一方、南部は、フリーカメラマンの与田と協力して、臓器提供者の子供が病院に連れてこられる決定的瞬間を撮影しようと試みるが、マフィアに見つかり拳銃で脅される。
子供たちを救おうともがき苦しむ南部は、人間の内に潜む真の闇と向き合うことになるのだった…。
寸評
この映画では少年少女が売春行為を強いられる状況と、その虐待から子供たちを救おうと尽力するNGO職員の奮闘と、不正な心臓移植がタイの子供を使って行われるという事件の二つが並行して描かれている。
さすがに阪本監督は児童買春のシーンでは直接描写を避け、逆に相手の男たちの薄汚い姿を描写することで異常性愛者の非人間性を描き出している。
日本人の売春ツアーは聞いたことのある話であるが、少年少女への行為は聞いたことがない。
映画の中では犯罪グループの一人によって、日本人の行為を避難する言葉が語られるが、売春で登場するのはすべて欧米人で、しかも醜い姿の男たちだが(女も一人登場する)、その裏には海外で売春に興じる日本人への告発も感じ取れる。
それを確定させるのが映画の最後に映される"あるもの"で、監督の直接的で強烈なメッセージとなっている。
児童買春、エイズ、人身売買、生きたままの臓器摘出と描かれている内容は重くて深刻なものだが、緊迫感と意外性のあるストーリー展開で退屈することはない。
アッと驚くような裏切りも描かれている。
ここで描かれた話は本当の話なのかフィクションなのかは知らないけれど、児童買春の映像はリアリティが感じられ本当に行われているような気がする。

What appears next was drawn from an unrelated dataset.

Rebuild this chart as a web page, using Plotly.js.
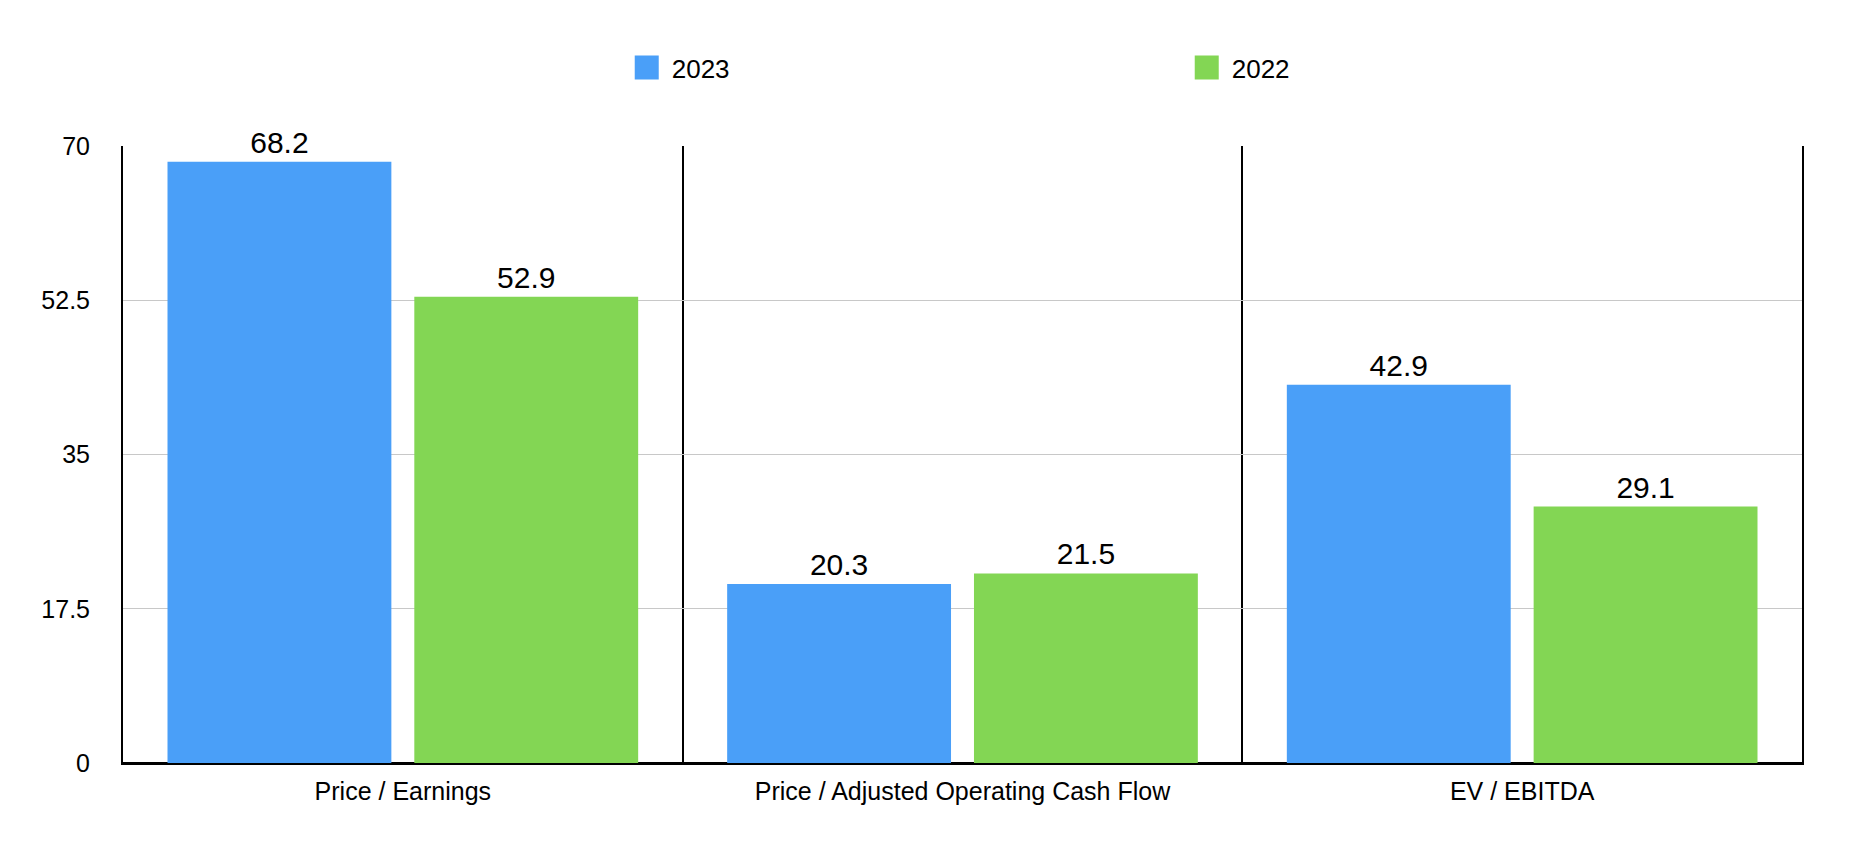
<!DOCTYPE html>
<html>
<head>
<meta charset="utf-8">
<script src="https://cdn.plot.ly/plotly-3.0.1.min.js"></script>
<style>
  html, body { margin: 0; padding: 0; background: #fff; }
  #chart { width: 1874px; height: 864px; }
  /* bigger legend swatches, like the original */
  #chart .legendpoints path { transform: translate(15px, 0px) scale(2); }
</style>
</head>
<body>
<div id="chart"></div>
<script>
'use strict';

// categories and values
var categories = ['Price / Earnings', 'Price / Adjusted Operating Cash Flow', 'EV / EBITDA'];
var values2023 = [68.2, 20.3, 42.9];
var values2022 = [52.9, 21.5, 29.1];
var yTicks = [0, 17.5, 35, 52.5, 70];

var blue = '#4a9ff8';
var green = '#83d654';
var font = 'Liberation Sans, Arial, Helvetica, sans-serif';

function barTrace(name, values, color) {
	return {
		type: 'bar',
		name: name,
		x: categories,
		y: values,
		marker: { color: color },
		text: values,
		texttemplate: '%{y:.1f}',
		textposition: 'outside',
		textfont: { family: font, size: 30, color: '#000' },
		cliponaxis: false,
		hoverinfo: 'skip'
	};
}

var data = [
	barTrace('2023', values2023, blue),
	barTrace('2022', values2022, green)
];

var layout = {
	width: 1874,
	height: 864,
	margin: { l: 123, r: 72, t: 146, b: 101 },
	paper_bgcolor: '#fff',
	plot_bgcolor: '#fff',
	font: { family: font, size: 25, color: '#000' },
	barmode: 'group',
	bargap: 0.118,
	bargroupgap: 0.093,
	showlegend: true,
	legend: {
		orientation: 'h',
		x: 0.303,
		xanchor: 'left',
		y: 1.127,
		yanchor: 'middle',
		entrywidth: 515,
		entrywidthmode: 'pixels',
		font: { family: font, size: 26, color: '#000' },
		traceorder: 'normal'
	},
	xaxis: {
		type: 'category',
		tickson: 'boundaries',
		showgrid: true,
		gridcolor: '#000',
		gridwidth: 2,
		showline: true,
		linecolor: '#000',
		linewidth: 2,
		ticks: '',
		ticklabelstandoff: 5,
		tickfont: { family: font, size: 25, color: '#000' }
	},
	yaxis: {
		range: [0, 70],
		tickvals: yTicks,
		showgrid: true,
		gridcolor: '#c8c8c8',
		gridwidth: 1,
		zeroline: true,
		zerolinecolor: '#000',
		zerolinewidth: 2,
		showline: true,
		mirror: true,
		linecolor: '#000',
		linewidth: 2,
		ticks: '',
		ticklabelstandoff: 26,
		tickfont: { family: font, size: 25, color: '#000' }
	}
};

Plotly.newPlot('chart', data, layout, { staticPlot: true });
</script>
</body>
</html>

一方の心臓移植では、移植希望者が日本人の少年で、日本における心臓移植の問題点が患者の父親である佐藤浩市から語られる。
余命の短い我が子を救おうとする親の気持ちも描かれ、NGOの宮崎あおいと激突する。
それまではタイの子供を殺して心臓が提供されるということを依頼者は知らないのだと思っていたが、この映画に登場する依頼者は、それを知っているのだ。
果たして、そのようなことが本当に起こり得るのだろうか。
依頼者にも葛藤があるようには描かれているが、それにしたって行われる行為は殺人である。
他の子供の命が奪われることを知りつつ、自分の子供の命を救うと言うことを本当に行えるのだろうか?
「心臓移植を受けようと思っている子供の両親が、よその子供を殺してまで自分の子供を助けたい、精神的にそう思っている人は、一人もいない。 親だから、子供をなんとしても助けたいという思いはあっても、人を殺してまで生きたい、生かしたいという親はいない」という医師の発言記事を読んだ記憶があるので、この話はフィクションに違いない。
貧困が解消できていない国々で、児童売買春が行われているのは事実だ。
そしてその客は比較的豊かな国からやってきているという構造的問題があるのも事実だ。
子供たちが性的サービスを強いられる相手は白人であり、しかもその姿がきわめて醜悪に描かれている。
しかし、それよりさらに非道といえる、殺人を前提とする心臓移植を日本人が行おうとしている。
これは日本人を告発する映画なのか。
ラストの衝撃はやはり日本人を告発している。 正義ぶってる日本人よ、思い上がるなと。
それにしても、逃げ出してきたエイズ患者の子が荼毘に付されるシーンは哀しくて残酷だったなあ。
日本人俳優も、タイの俳優も非常に熱演していて上手さを感じさせた。